Early timing also matters for what the survey might find. If it turns up an encroachment or an easement issue, the buyer, the agent and the lender need time to work out a fix. That could mean asking the seller to move a fence, adjusting the price or writing up an agreement about the boundary. Rush all of that into the final days, and a deal that should have closed on time slips instead. A survey ordered early is cheap insurance against a delay nobody wants.
What Buyers Should Expect From the Process
The process is simpler than most buyers expect. Once you or the title company orders the survey, a licensed surveyor pulls the deed and any old records for the property. Then a crew visits the site, measures the land and locates the buildings and corners. A few days to a few weeks later, you get a drawing that shows the lines, the structures and anything that crosses them.

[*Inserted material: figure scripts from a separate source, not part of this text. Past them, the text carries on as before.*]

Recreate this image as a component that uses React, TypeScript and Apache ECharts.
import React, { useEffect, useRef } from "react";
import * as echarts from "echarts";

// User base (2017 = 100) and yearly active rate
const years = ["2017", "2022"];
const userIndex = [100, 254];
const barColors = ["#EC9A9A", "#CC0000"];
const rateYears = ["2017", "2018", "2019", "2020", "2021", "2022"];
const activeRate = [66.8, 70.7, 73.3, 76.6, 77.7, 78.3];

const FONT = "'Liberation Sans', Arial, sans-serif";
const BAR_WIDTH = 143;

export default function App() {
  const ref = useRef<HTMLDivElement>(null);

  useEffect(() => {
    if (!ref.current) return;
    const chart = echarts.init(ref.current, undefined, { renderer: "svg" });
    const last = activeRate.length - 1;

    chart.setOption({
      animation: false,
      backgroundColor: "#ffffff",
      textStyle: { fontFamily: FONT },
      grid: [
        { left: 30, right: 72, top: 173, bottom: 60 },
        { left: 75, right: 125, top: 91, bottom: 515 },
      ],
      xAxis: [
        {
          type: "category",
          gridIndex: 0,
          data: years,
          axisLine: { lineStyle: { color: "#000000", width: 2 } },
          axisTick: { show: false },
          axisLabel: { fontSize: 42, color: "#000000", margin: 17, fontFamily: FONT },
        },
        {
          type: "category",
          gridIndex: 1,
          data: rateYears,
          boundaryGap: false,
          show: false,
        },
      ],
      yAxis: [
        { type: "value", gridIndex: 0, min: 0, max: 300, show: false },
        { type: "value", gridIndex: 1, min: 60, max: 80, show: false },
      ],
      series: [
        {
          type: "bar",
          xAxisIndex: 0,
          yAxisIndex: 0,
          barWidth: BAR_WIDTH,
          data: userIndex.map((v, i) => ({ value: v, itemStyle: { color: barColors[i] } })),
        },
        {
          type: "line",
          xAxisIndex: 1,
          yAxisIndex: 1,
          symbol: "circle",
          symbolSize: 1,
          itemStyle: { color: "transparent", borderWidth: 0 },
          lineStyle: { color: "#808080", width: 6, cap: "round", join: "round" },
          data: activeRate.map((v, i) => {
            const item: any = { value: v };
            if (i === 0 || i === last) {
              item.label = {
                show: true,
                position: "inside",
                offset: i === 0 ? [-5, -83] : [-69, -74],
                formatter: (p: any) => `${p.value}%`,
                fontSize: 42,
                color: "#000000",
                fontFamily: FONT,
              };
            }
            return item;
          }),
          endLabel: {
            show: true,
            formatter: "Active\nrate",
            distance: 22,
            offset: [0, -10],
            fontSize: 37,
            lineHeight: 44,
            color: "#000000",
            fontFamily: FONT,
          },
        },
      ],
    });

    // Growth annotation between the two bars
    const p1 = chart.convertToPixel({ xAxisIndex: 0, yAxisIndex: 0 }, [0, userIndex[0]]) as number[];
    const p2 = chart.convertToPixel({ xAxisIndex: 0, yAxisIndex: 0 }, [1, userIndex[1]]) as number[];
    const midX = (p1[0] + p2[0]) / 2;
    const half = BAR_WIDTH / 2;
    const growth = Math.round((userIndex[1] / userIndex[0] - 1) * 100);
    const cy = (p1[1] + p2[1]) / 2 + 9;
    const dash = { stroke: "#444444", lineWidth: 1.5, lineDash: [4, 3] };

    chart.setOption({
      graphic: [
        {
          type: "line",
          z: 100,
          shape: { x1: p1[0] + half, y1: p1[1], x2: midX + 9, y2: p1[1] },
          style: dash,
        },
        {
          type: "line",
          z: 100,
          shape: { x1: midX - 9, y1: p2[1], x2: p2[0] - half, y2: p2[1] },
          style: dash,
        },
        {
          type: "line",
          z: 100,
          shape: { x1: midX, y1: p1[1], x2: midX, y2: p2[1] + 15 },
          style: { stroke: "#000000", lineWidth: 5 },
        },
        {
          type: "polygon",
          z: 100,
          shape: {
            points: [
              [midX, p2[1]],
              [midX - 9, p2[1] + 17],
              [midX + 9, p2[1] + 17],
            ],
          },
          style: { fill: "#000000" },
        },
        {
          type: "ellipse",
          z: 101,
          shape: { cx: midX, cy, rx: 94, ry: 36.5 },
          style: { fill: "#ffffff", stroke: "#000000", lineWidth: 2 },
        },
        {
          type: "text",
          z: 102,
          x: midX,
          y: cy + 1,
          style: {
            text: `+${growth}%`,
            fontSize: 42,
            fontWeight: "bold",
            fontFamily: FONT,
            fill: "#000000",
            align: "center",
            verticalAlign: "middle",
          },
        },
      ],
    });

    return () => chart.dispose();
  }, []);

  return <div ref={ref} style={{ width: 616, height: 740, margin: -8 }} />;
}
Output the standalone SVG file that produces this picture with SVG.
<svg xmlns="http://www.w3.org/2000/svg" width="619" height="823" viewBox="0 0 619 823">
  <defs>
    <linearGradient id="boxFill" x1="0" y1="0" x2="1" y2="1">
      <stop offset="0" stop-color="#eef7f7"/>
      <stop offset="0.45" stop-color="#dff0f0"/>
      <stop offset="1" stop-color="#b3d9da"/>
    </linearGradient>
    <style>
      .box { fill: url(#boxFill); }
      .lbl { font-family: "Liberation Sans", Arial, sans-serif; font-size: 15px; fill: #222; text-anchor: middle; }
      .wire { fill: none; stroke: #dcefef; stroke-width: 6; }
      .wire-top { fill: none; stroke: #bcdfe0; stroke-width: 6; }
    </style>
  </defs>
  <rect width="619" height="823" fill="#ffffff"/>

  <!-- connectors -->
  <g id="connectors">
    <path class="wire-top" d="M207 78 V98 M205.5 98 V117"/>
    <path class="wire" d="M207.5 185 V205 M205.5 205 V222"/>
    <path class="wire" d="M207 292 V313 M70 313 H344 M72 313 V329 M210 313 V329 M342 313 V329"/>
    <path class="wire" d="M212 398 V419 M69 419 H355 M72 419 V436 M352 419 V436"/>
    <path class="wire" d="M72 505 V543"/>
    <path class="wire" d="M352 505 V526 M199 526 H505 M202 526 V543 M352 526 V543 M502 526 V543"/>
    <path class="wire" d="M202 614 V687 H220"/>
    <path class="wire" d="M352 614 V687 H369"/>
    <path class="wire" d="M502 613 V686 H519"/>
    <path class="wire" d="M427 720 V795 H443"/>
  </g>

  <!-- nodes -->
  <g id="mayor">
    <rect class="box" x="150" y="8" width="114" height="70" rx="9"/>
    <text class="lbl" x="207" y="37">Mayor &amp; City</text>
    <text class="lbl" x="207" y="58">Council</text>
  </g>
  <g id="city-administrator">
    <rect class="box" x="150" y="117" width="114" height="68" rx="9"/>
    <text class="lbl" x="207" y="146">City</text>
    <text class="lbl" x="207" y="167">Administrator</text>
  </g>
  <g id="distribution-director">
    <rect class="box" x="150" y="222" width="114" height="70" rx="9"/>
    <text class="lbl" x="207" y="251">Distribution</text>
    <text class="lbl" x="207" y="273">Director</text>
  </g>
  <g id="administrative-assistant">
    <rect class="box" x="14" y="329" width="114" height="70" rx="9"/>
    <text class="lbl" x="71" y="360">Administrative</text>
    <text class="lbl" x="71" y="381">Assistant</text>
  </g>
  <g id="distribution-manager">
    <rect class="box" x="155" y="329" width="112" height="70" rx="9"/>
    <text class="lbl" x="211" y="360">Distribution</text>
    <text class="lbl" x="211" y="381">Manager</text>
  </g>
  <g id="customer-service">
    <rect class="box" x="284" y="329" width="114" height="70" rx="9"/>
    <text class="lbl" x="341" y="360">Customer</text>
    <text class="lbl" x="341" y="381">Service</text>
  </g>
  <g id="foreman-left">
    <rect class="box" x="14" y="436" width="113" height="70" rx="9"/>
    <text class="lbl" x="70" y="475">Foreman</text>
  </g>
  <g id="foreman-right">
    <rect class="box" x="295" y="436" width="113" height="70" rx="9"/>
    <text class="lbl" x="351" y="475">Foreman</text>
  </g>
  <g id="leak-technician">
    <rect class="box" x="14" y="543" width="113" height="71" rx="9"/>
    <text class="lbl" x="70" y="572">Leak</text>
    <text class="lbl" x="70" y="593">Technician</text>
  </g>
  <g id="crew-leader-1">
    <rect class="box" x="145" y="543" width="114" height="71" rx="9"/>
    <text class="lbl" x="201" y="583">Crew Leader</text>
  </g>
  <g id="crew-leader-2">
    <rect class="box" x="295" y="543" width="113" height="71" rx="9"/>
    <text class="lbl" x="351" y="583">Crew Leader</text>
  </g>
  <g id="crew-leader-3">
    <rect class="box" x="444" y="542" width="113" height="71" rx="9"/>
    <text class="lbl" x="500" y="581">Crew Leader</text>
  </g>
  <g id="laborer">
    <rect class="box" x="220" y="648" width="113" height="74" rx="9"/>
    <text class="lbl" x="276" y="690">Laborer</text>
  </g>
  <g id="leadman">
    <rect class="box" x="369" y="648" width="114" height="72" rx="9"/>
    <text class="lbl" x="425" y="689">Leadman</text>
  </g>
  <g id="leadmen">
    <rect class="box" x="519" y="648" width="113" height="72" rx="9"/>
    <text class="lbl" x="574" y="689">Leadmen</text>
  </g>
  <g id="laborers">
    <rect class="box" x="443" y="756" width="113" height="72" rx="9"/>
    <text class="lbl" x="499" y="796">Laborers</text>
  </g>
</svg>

Some properties just take more work. Rural land and larger lots often have boundaries described in long, old legal terms rather than a tidy subdivision map, so the corners can be tough to find and confirm. A wooded or oddly shaped parcel adds time as well. If you’re buying that kind of property, expect the survey to take longer and plan your closing timeline with a little extra room.
How Sellers Can Help Avoid Survey Delays
Sellers have more power to speed a survey than they might think. The first easy step is digging up any old survey you got when you bought the home. If it’s recent enough and nothing has changed on the property, the lender might accept it or just have the surveyor update it, which is faster and cheaper than starting fresh. A signed statement that nothing has changed can sometimes do the trick as well.

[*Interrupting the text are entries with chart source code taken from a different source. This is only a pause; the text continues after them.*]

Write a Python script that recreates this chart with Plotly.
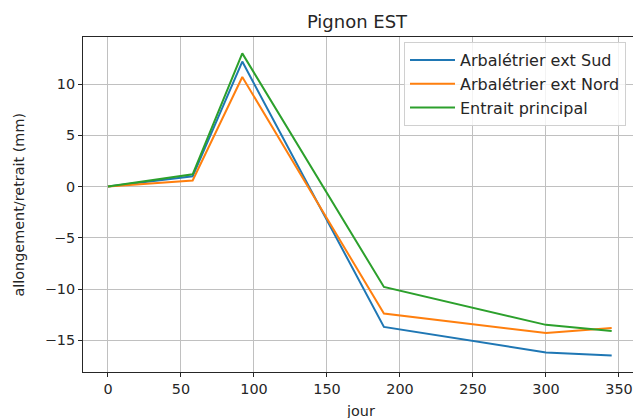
import plotly.graph_objects as go

jours = [0, 58, 92, 189, 300, 345]
arbaletrier_sud = [0.0, 1.0, 12.2, -13.7, -16.2, -16.5]
arbaletrier_nord = [0.0, 0.6, 10.7, -12.4, -14.3, -13.8]
entrait_principal = [0.0, 1.2, 13.0, -9.8, -13.5, -14.1]

series = [
    ("Arbalétrier ext Sud", arbaletrier_sud, "#1f77b4"),
    ("Arbalétrier ext Nord", arbaletrier_nord, "#ff7f0e"),
    ("Entrait principal", entrait_principal, "#2ca02c"),
]

font_family = "DejaVu Sans, Arial, sans-serif"
W, H = 633, 418
L, R, T, B = 83, 0, 37, 46
pw, ph = W - L - R, H - T - B


def px_x(p):
    return (p - L) / pw


def px_y(p):
    return (H - B - p) / ph


fig = go.Figure()
for name, vals, color in series:
    fig.add_trace(go.Scatter(x=jours, y=vals, mode="lines", name=name,
                             line=dict(color=color, width=2)))

fig.update_layout(
    width=W, height=H,
    margin=dict(l=L, r=R, t=T, b=B, autoexpand=False),
    paper_bgcolor="white", plot_bgcolor="white",
    font=dict(family=font_family, size=14.4, color="#262626"),
    title=dict(text="Pignon EST", x=357 / W, xanchor="center",
               y=1 - 22 / H, yanchor="middle",
               font=dict(size=18, color="#262626")),
    legend=dict(x=px_x(404), y=px_y(42),
                xanchor="left", yanchor="top",
                bgcolor="rgba(255,255,255,0.8)", bordercolor="#d0d0d0",
                borderwidth=1, font=dict(size=16, color="#262626"),
                itemwidth=45),
    showlegend=True,
    annotations=[
        dict(text="jour", x=px_x(360), y=px_y(411), xref="paper", yref="paper",
             showarrow=False, font=dict(size=14.4, color="#262626"),
             xanchor="center", yanchor="middle"),
        dict(text="allongement/retrait (mm)", x=px_x(18), y=px_y(204.5),
             xref="paper", yref="paper", textangle=-90,
             showarrow=False, font=dict(size=14.4, color="#262626"),
             xanchor="center", yanchor="middle"),
    ],
)

fig.update_xaxes(
    range=[-17.1, 359.6], tickvals=[0, 50, 100, 150, 200, 250, 300, 350],
    showgrid=True, gridcolor="#c0c0c0", gridwidth=1,
    showline=True, linecolor="#262626", linewidth=1, mirror=True,
    ticks="outside", ticklen=4, tickcolor="#262626",
    zeroline=False, automargin=False,
)
fig.update_yaxes(
    range=[-18.1, 14.6], tickvals=[-15, -10, -5, 0, 5, 10],
    ticktext=["−15", "−10", "−5", "0", "5", "10"],
    showgrid=True, gridcolor="#c0c0c0", gridwidth=1,
    showline=True, linecolor="#262626", linewidth=1,
    ticks="outside", ticklen=4, tickcolor="#262626",
    zeroline=False, automargin=False,
)

fig.write_html("out.html", config={"responsive": False, "displayModeBar": False},
               post_script="document.body.style.margin='0';document.body.style.overflow='hidden';")
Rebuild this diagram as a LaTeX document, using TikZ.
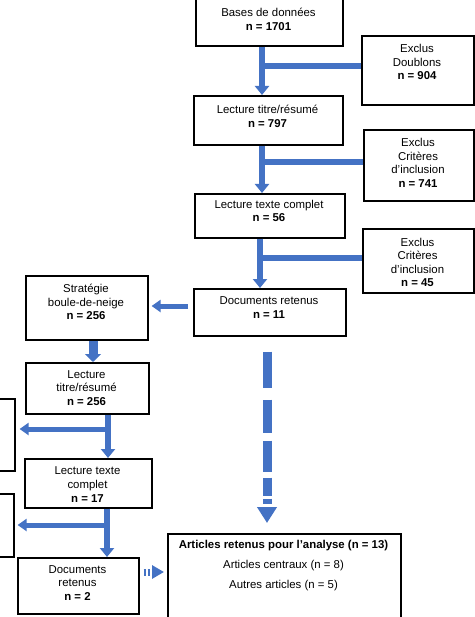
\documentclass[tikz,border=0pt]{standalone}
\usepackage{fontspec}
\setmainfont{Liberation Sans}
\usetikzlibrary{arrows.meta,calc}
\definecolor{arrblue}{RGB}{68,114,196}
\begin{document}
\begin{tikzpicture}[x=1pt,y=-1pt,
  box/.style={draw=black, line width=1.6pt, fill=white, inner sep=0pt, anchor=north west},
  txt/.style={align=center, font=\fontsize{11.4}{13.6}\selectfont, inner sep=0pt},
  flow/.style={draw=arrblue, line width=6pt, -{Triangle[width=14pt,length=9pt]}},
  flowwide/.style={draw=arrblue, line width=9pt, -{Triangle[width=16pt,length=8pt]}},
  flowthin/.style={draw=arrblue, line width=5pt, -{Triangle[width=12pt,length=9pt]}},
  bar/.style={draw=arrblue, line width=6pt},
  dashflow/.style={draw=arrblue, line width=9pt, -{Triangle[width=19pt,length=16pt]},
    dash pattern=on 36pt off 12pt on 33pt off 8pt on 31pt off 6pt on 18pt off 3pt on 5pt off 5pt},
  smalldash/.style={draw=arrblue, line width=7pt, -{Triangle[width=13pt,length=12pt]},
    dash pattern=on 2.5pt off 1.5pt},
]
\useasboundingbox (0,0) rectangle (474,617);

% boxes
\node[box, minimum width=147pt, minimum height=55pt] (bases) at (195,-10) {};
\node[box, minimum width=112pt, minimum height=69pt] (ex1) at (361,35) {};
\node[box, minimum width=149pt, minimum height=49pt] (lt1) at (193,95) {};
\node[box, minimum width=110pt, minimum height=71pt] (ex2) at (363,129) {};
\node[box, minimum width=150pt, minimum height=44pt] (ltc) at (194,193) {};
\node[box, minimum width=111pt, minimum height=64pt] (ex3) at (362,228) {};
\node[box, minimum width=152pt, minimum height=47pt] (dr11) at (193,288) {};
\node[box, minimum width=122pt, minimum height=64pt] (strat) at (25,275) {};
\node[box, minimum width=123pt, minimum height=51pt] (lt256) at (25,362) {};
\node[box, minimum width=24pt, minimum height=72pt] (left1) at (-10,398) {};
\node[box, minimum width=127pt, minimum height=49pt] (ltc17) at (24,458) {};
\node[box, minimum width=23pt, minimum height=63pt] (left2) at (-10,493) {};
\node[box, minimum width=121pt, minimum height=56pt] (dr2) at (17,557) {};
\node[box, minimum width=233pt, minimum height=100pt] (art) at (167,533) {};

% texts
\node[txt] (bases-t) at (268.5,19.5) {Bases de données\\\textbf{n = 1701}};
\node[txt] (ex1-t) at (417,62) {Exclus\\Doublons\\\textbf{n = 904}};
\node[txt] (lt1-t) at (267.5,116.5) {Lecture titre/résumé\\\textbf{n = 797}};
\node[txt] (ex2-t) at (418,163) {Exclus\\Critères\\d’inclusion\\\textbf{n = 741}};
\node[txt] (ltc-t) at (269,211) {Lecture texte complet\\\textbf{n = 56}};
\node[txt] (ex3-t) at (417.5,262.5) {Exclus\\Critères\\d’inclusion\\\textbf{n = 45}};
\node[txt] (dr11-t) at (269,307.5) {Documents retenus\\\textbf{n = 11}};
\node[txt] (strat-t) at (86,302) {Stratégie\\boule-de-neige\\\textbf{n = 256}};
\node[txt] (lt256-t) at (86.5,388) {Lecture\\titre/résumé\\\textbf{n = 256}};
\node[txt] (ltc17-t) at (87.5,484.5) {Lecture texte\\complet\\\textbf{n = 17}};
\node[txt] (dr2-t) at (77.5,583) {Documents\\retenus\\\textbf{n = 2}};
\node[txt, font=\fontsize{11.4}{20}\selectfont] (art-t) at (283.5,566)
  {\textbf{Articles retenus pour l’analyse (n = 13)}\\Articles centraux (n = 8)\\Autres articles (n = 5)};

% connector coordinates
\coordinate (c1) at (262,66);
\coordinate (c2) at (262,162);
\coordinate (c3) at (260,258);
\coordinate (c4) at (0,306);
\coordinate (c5) at (93,0);
\coordinate (c6) at (108,429);
\coordinate (c7) at (107,525);
\coordinate (c8) at (267,0);
\coordinate (c9) at (0,572);

% main column
\draw[bar] (ex1.west |- c1) -- (c1);
\draw[flow] (bases.south -| c1) -- (lt1.north -| c1);
\draw[bar] (ex2.west |- c2) -- (c2);
\draw[flow] (lt1.south -| c2) -- (ltc.north -| c2);
\draw[bar] (ex3.west |- c3) -- (c3);
\draw[flow] (ltc.south -| c3) -- (dr11.north -| c3);

% to snowball
\draw[flowthin] ([xshift=-5pt]dr11.west |- c4) -- ([xshift=3pt]strat.east |- c4);
\draw[flowwide] (strat.south -| c5) -- (lt256.north -| c5);

% left column
\draw[flow] (lt256.south -| c6) -- (ltc17.north -| c6);
\draw[flowthin] (c6) -- ([xshift=4pt]left1.east |- c6);
\draw[flow] (ltc17.south -| c7) -- (dr2.north -| c7);
\draw[flowthin] (c7) -- ([xshift=3pt]left2.east |- c7);

% dashed arrows
\draw[dashflow] ([yshift=-15pt]dr11.south -| c8) -- ([yshift=10pt]art.north -| c8);
\draw[smalldash] ([xshift=4pt]dr2.east |- c9) -- ([xshift=-3pt]art.west |- c9);
\end{tikzpicture}
\end{document}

The second step is even simpler: make the property easy to reach. A surveyor needs to walk the corners, so a locked gate, an aggressive dog or a yard buried in brush can stall the visit. Clearing a path and being reachable to let the crew in keeps things moving. A little help from the seller can be the difference between closing on schedule and watching the date slip.
Frequently Asked Questions
What is a loan closing survey?
It’s a survey the lender or title company orders during a home purchase to confirm the property matches its legal description. It checks that the buildings sit on the lot and flags any encroachments or easements. The lender relies on it to make sure the home is solid security for the loan.
Who pays for a loan closing survey?
In most deals the buyer pays for it as part of closing costs. That said, who pays is negotiable, and a seller sometimes covers it as a concession. The purchase contract usually spells out the arrangement, so check yours before assuming.
How long does a loan closing survey take?
Usually a few days to a few weeks, depending on the property and how busy the surveyor is. A small lot in a recorded subdivision goes quickly. A large, rural or oddly shaped property with fuzzy old boundaries takes longer, which is why ordering early helps.
Can a loan closing survey delay closing?
Yes, and it’s one of the more common last-minute holdups. If the survey shows a structure crossing a line or an easement problem, the title company may hold things up until someone fixes it. Ordering the survey early leaves time to solve those issues before the closing date.
Is a loan closing survey the same as a boundary survey?
Not quite. A loan closing survey is a lighter version aimed at the lender’s needs, mainly confirming the buildings sit where they should. A full boundary survey goes deeper to pin down and mark the exact property lines, which is what you’d want before building a fence or dividing land. Ask your surveyor which one your situation calls for.